Simmered, skimmed and clarified, brodo also happens to be the perfect 5-2 fast day pick me up. Nutritionally dense, it also happens to be low in calories with one warming, healthful homemade cup consisting of anywhere between 17 and 38 calories depending on how much fat has been successfully removed from the broth. As brodo is simply the broth that remains when the bones, vegetables and aromatics have been removed from the soup, I have departed from my usual habit of listing the calorie count of each ingredient separately. The resulting calorie count of your brodo will depend on how successfully you have removed fat from the stock. The easiest way to do this is to place the brodo in the fridge overnight. Any fat in the stock will rise and solidify to the top and is easily removed with a spoon. The hallmark of a well made brodo is a wobbly, gel like consistency when cold. This indicates a good amount of nutrients, including the all important collagen and keratin, have been extracted from the bones.
Beef Broth, Stock or Brodo
Makes 10 – 12 cups. (17 – 38 calories per cup depending on how successfully fat has been removed from the stock)
1.5 kg beef bones, any combination of oxtail, shin and marrow bones
enough cold water to cover the bones, this will depend on size of the stock pot; approximately 4 litres (16 cups)
2 medium carrots, peeled, sliced into chunks
2 stalks celery, sliced into chunks
1 leek, white part only, rinsed well, sliced lengthwise into quarters,
1 large onion, halved and peeled (or 8 long green spring onions, trimmed and cut in half lengthways)
2 cloves garlic, peeled and bruised
1 thumb sized piece of ginger, peeled and sliced thickly
8 sprigs Italian parsley
2 fresh bay leaves
plenty of sea salt flakes, to taste
PREHEAT oven to 180 C and line a roasting tin with baking paper.
RINSE the bones well, removing visible fat.
PLACE onto the baking tray and bake in hot oven for 30 minutes until golden brown.
TRANSFER the roasted bones into a large stock pot with tongs. Add just enough cold water to cover them.

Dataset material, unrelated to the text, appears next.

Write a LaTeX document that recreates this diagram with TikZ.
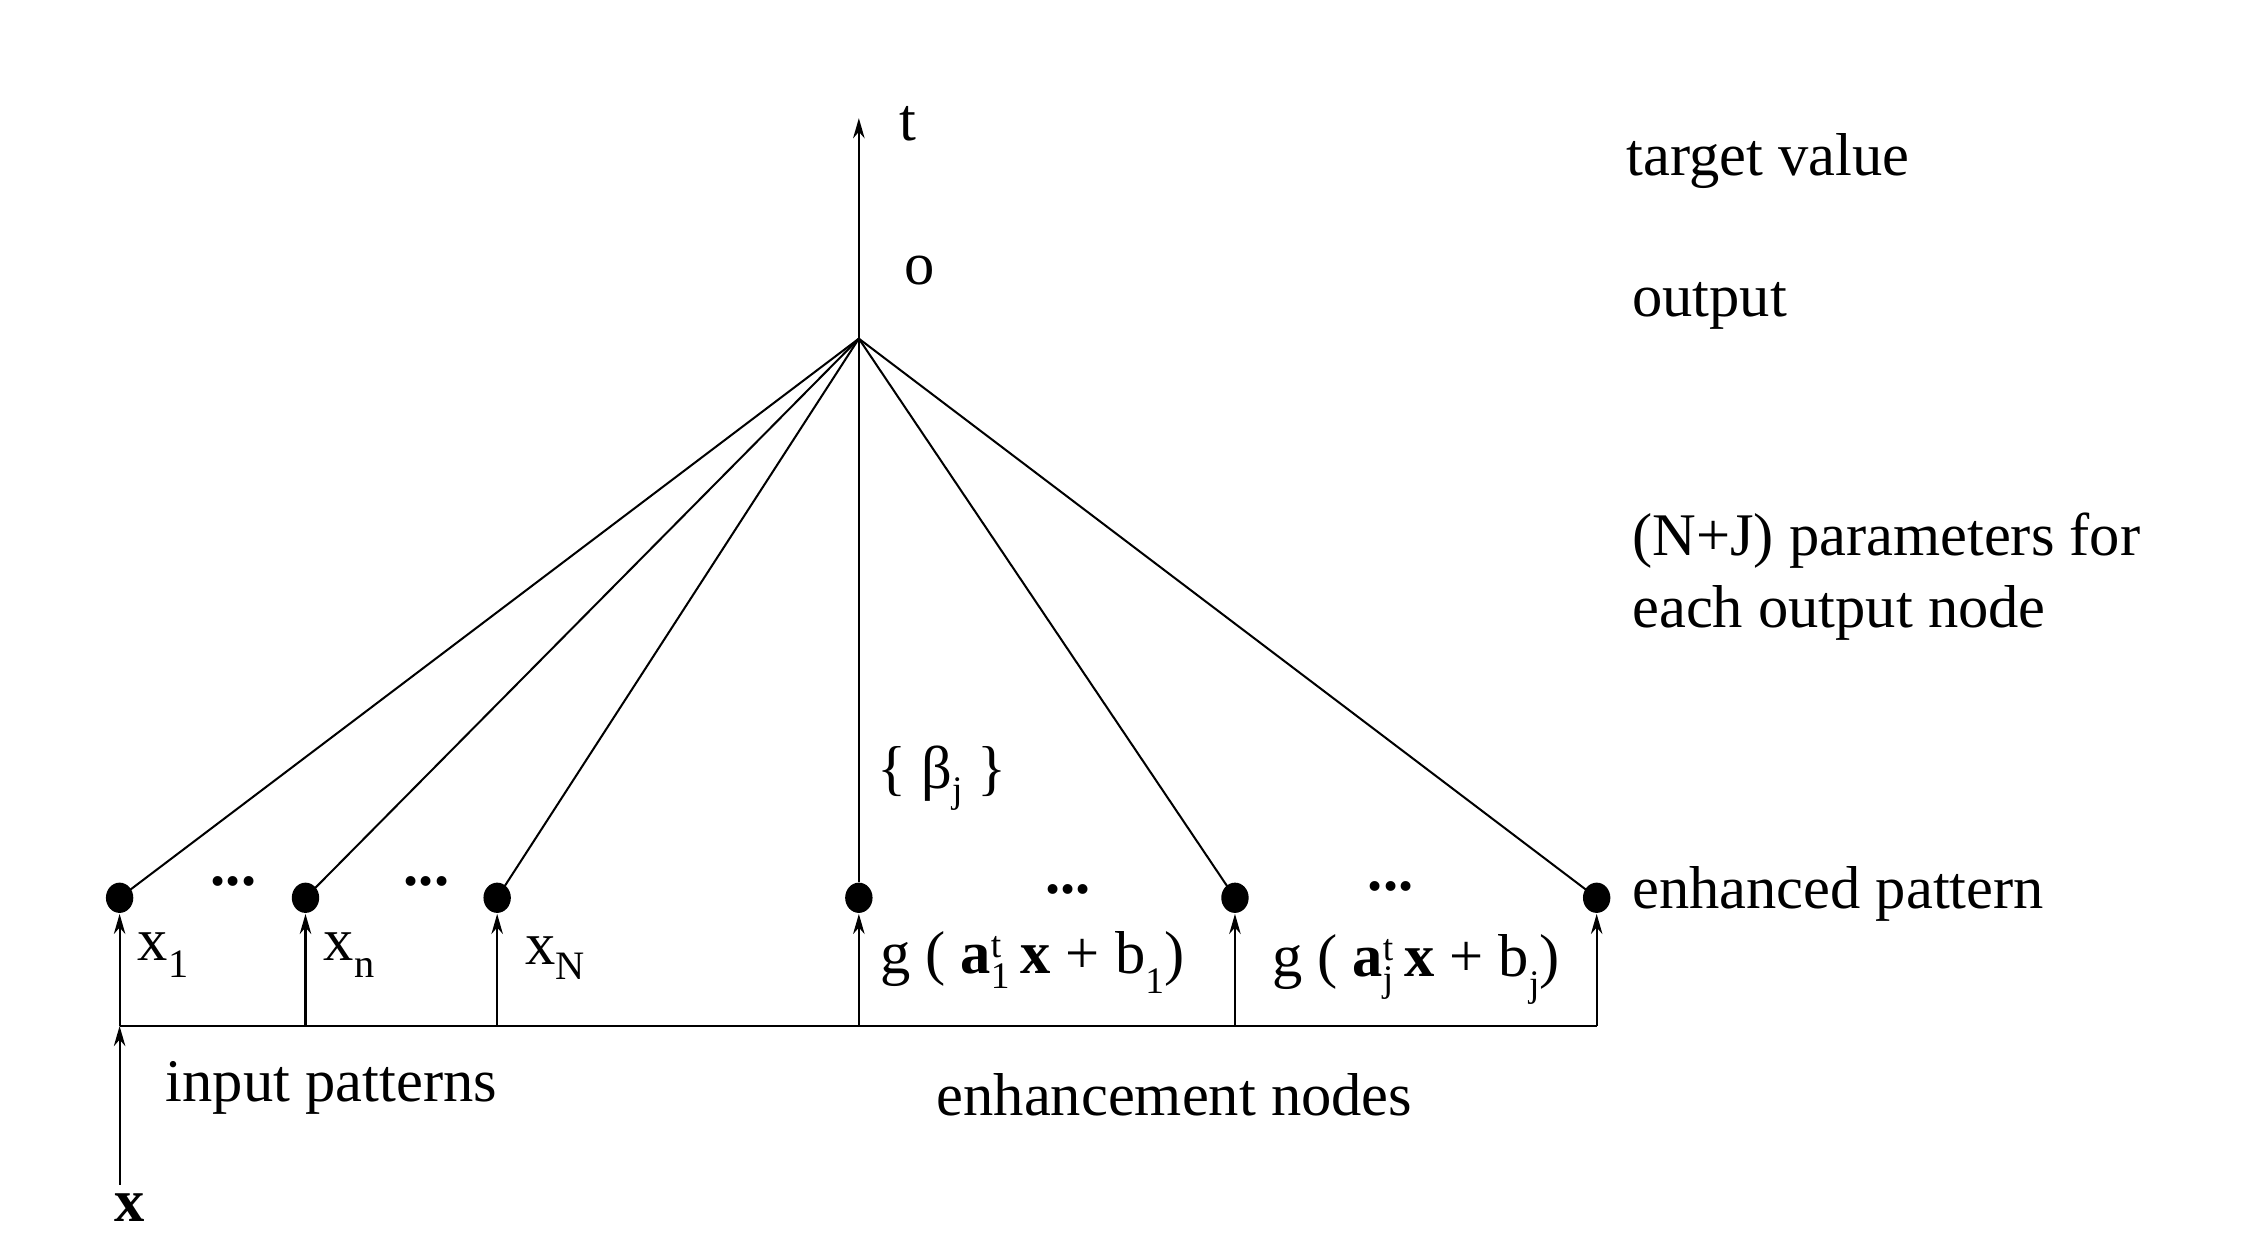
\documentclass[tikz,border=0pt]{standalone}
\usepackage{fontspec}
\setmainfont{Liberation Serif}
\usetikzlibrary{arrows.meta,shapes.geometric}
\newcommand{\supsub}[2]{\ensuremath{\mathstrut^{\raisebox{2pt}{\fontsize{26}{28}\selectfont #1}}_{\raisebox{-4pt}{\fontsize{26}{28}\selectfont #2}}}}
\begin{document}
\begin{tikzpicture}[x=1pt,y=-1pt,line width=1.4pt,
  dot/.style={fill=black,ellipse,inner sep=0pt,minimum width=19pt,minimum height=21pt},
  lab/.style={font=\fontsize{42}{50}\selectfont,inner sep=0pt},
  sb/.style={font=\fontsize{28}{30}\selectfont,inner sep=0pt},
  ar/.style={-{Stealth[length=14pt,width=8pt]}}]
\useasboundingbox (0,0) rectangle (1560,868);
\coordinate (O) at (596,235);
\coordinate (T) at (596,82);
\foreach \n/\x in {d1/83,d2/212,d3/345,d4/596,d5/857,d6/1108}{
  \node[dot] (\n) at (\x,623) {};
  \coordinate (b\n) at (\x,712);
}
\coordinate (xin) at (83,822);
\draw (bd1) -- (bd6);
\foreach \n in {d1,d2,d3,d4,d5,d6}{ \draw[ar] (b\n) -- (\n.south); }
\draw[ar] (xin) -- (bd1);
\draw[ar] (d4.north) -- (T);
\foreach \n in {d1,d2,d3,d5,d6}{ \draw (O) -- (\n.center); }
\node[lab] (t) at (630,86) {t};
\node[lab] (o) at (638,188) {o};
\node[lab,anchor=west] (tv) at (1128,112) {target value};
\node[lab,anchor=west] (out) at (1132,212) {output};
\node[lab,anchor=west,align=left] (par) at (1132,400) {(N+J) parameters for\\each output node};
\node[lab,anchor=west] (beta) at (608,540) {\{ β\raisebox{-10pt}{\fontsize{26}{28}\selectfont j} \}};
\node[lab,anchor=west] (ep) at (1132,620) {enhanced pattern};
\foreach \n/\x/\y in {e1/162/612,e2/296/612,e3/741/617,e4/965/615}{ \node[lab,font=\fontsize{42}{50}\selectfont\bfseries] (\n) at (\x,\y) {...}; }
\node[lab,anchor=west] (x1) at (95,663) {x\raisebox{-12pt}{\fontsize{28}{30}\selectfont 1}};
\node[lab,anchor=west] (xn) at (224,663) {x\raisebox{-12pt}{\fontsize{28}{30}\selectfont n}};
\node[lab,anchor=west] (xN) at (364,665) {x\raisebox{-10pt}{\fontsize{28}{30}\selectfont N}};
\node[lab,anchor=west] (g1) at (610,668) {g ( \textbf{a}\supsub{t}{1}\,\textbf{x} + b\raisebox{-14pt}{\fontsize{26}{28}\selectfont 1})};
\node[lab,anchor=west] (gj) at (882,673) {g ( \textbf{a}\supsub{t}{j}\,\textbf{x} + b\raisebox{-14pt}{\fontsize{26}{28}\selectfont j})};
\node[lab] (ip) at (230,755) {input patterns};
\node[lab] (en) at (815,760) {enhancement nodes};
\node[lab] (x) at (90,838) {\textbf{x}};
\end{tikzpicture}
\end{document}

BRING the water to a bare simmer over moderately low heat. Skim the surface to remove any impurities.
AS THE stock begins to bubble, add the vegetables and aromatics.

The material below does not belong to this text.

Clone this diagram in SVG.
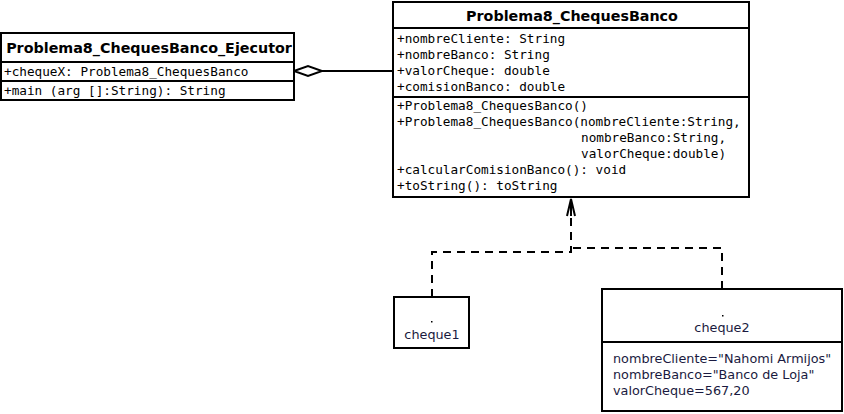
<svg xmlns="http://www.w3.org/2000/svg" width="844" height="414" viewBox="0 0 844 414">
<style>
.box{fill:#fff;stroke:#000;stroke-width:2}
.ln{stroke:#000;stroke-width:2;fill:none}
.dash{stroke:#000;stroke-width:2;fill:none;stroke-dasharray:8,6}
.title{font-family:"DejaVu Sans",sans-serif;font-weight:bold;font-size:14.3px;fill:#000}
.mono{font-family:"DejaVu Sans Mono",monospace;font-size:12.7px;fill:#000}
.obj{font-family:"DejaVu Sans",sans-serif;font-size:12.8px;fill:#1a1a40}
</style>
<rect width="844" height="414" fill="#fff"/>
<g id="connectors">
  <polyline class="ln" points="322,71 393,71"/>
  <polygon points="294,71 308,66 322,71 308,76" fill="#fff" stroke="#000" stroke-width="2"/>
  <polyline class="dash" points="432,297 432,252 571,252 571,204"/>
  <polyline class="dash" points="722,289 722,248 571,248"/>
  <polyline class="ln" points="567,216 571,199 575,216"/>
  <line class="ln" x1="571" y1="199" x2="571" y2="216"/>
</g>
<g id="Problema8_ChequesBanco_Ejecutor">
  <rect class="box" x="1" y="33" width="293" height="67"/>
  <line class="ln" x1="1" y1="62" x2="294" y2="62"/>
  <line class="ln" x1="1" y1="81" x2="294" y2="81"/>
  <text class="title" x="149" y="53" text-anchor="middle">Problema8_ChequesBanco_Ejecutor</text>
  <text class="mono" x="4" y="76">+chequeX: Problema8_ChequesBanco</text>
  <text class="mono" x="4" y="95">+main (arg []:String): String</text>
</g>
<g id="Problema8_ChequesBanco">
  <rect class="box" x="393" y="2" width="356" height="195"/>
  <line class="ln" x1="393" y1="28" x2="749" y2="28"/>
  <line class="ln" x1="393" y1="97" x2="749" y2="97"/>
  <text class="title" x="572" y="21" text-anchor="middle">Problema8_ChequesBanco</text>
  <text class="mono" x="397" y="43">+nombreCliente: String</text>
  <text class="mono" x="397" y="59">+nombreBanco: String</text>
  <text class="mono" x="397" y="75">+valorCheque: double</text>
  <text class="mono" x="397" y="91">+comisionBanco: double</text>
  <text class="mono" x="397" y="110">+Problema8_ChequesBanco()</text>
  <text class="mono" x="397" y="126">+Problema8_ChequesBanco(nombreCliente:String,</text>
  <text class="mono" x="581" y="142">nombreBanco:String,</text>
  <text class="mono" x="581" y="158">valorCheque:double)</text>
  <text class="mono" x="397" y="174">+calcularComisionBanco(): void</text>
  <text class="mono" x="397" y="190">+toString(): toString</text>
</g>
<g id="cheque1">
  <rect class="box" x="394" y="297" width="75" height="51"/>
  <rect x="431" y="321" width="1.5" height="1.5" fill="#000"/>
  <text class="obj" x="432" y="339" text-anchor="middle">cheque1</text>
</g>
<g id="cheque2">
  <rect class="box" x="602" y="289" width="240" height="122"/>
  <line class="ln" x1="602" y1="342" x2="842" y2="342"/>
  <rect x="722" y="315" width="1.5" height="1.5" fill="#000"/>
  <text class="obj" x="722" y="332" text-anchor="middle">cheque2</text>
  <text class="obj" x="613" y="363">nombreCliente="Nahomi Armijos"</text>
  <text class="obj" x="613" y="379">nombreBanco="Banco de Loja"</text>
  <text class="obj" x="613" y="395">valorCheque=567,20</text>
</g>
</svg>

ADJUST the heat to a gentle simmer, the bubbles should barely break the surface. Do not allow the broth to boil or the brodo will be cloudy.
SIMMER gently without stirring for 5-6 hours. I prefer to use a diffuser or simmer under my stockpot to ensure a long slow simmer. Skim regularly to remove impurities.
REMOVE from heat. Strain the stock through a fine sieve and discard the solids. Season to taste with sea salt.
PLACE in refrigerator, preferably overnight. The hallmark of a well made brodo is a wobbly, gel like consistency when cold. Any fat in the stock will rise and solidify to the top and is easily removed with a spoon. Remove all visible fat.
STORE in jars or containers in the refrigerator for up to three days or in the freezer for 2-3 months.